SOUND ADVICE
WHAT SOME YPO MEMBERS ARE SUGGESTING
The following are key, actionable steps from YPO members that have been compiled anonymously from a survey. An overwhelming majority of leaders have already taken action by implementing steps like increasing channels of communication, having new health and safety measures and cancelling events.
ACTING NOW.
“This black swan has compromised all our risk management matrices. What plans do we make to ensure our businesses survive it and emerge stronger? Our businesses need to adapt to minimise the impact and we need to be nimble in our responses. We will likely all take a hit from the economic impact of it but this too shall pass and preparing for what’s next is all we can do as leaders to maximise the odds for survival and success.”
COMMUNICATING WITH STAKEHOLDERS.
“Watch very closely but don’t overreact. Help employees quantify risks and relentlessly communicate the company plans to address the illness if detected in your company. Address the fears but project confidence in your ability to manage through the pandemic. Bring in outside experts, if necessary, to help employees differentiate between media hype and facts. Take the same measures with clients.”
PROTECTING THE COMMUNITY.
“Join in what your community is doing. In Silicon Valley, we are working to stop the spread by having everybody stop travelling and going to the office. It’s a mini self-quarantine in our backyard. If we can stop it, we’ll save our community and the world a lot of pain and deaths. Protect your employees and they will thank you for it.”

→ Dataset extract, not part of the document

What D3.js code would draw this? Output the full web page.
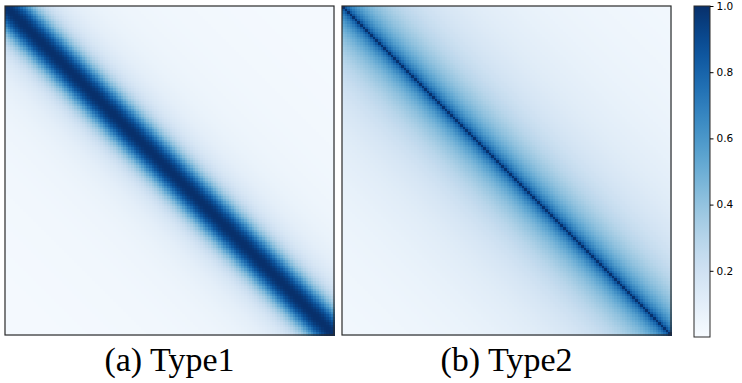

ENSURING FINANCIAL RESILIENCY.
“It’s time to aggressively free up operating expenses and de-risk as much as possible. This is a crucial step to creating some level of flexibility – a commodity most organisations will be looking for very soon. The speed and ferocity in which news comes must be addressed immediately with meaningful crisis communications. There will be some short- and long-term adjustments that conflict with the agile, lean, just-in-time world we’ve grown to love. Despite a healthy amount of progress in the last decade, the newest innovation craze will be diversification.”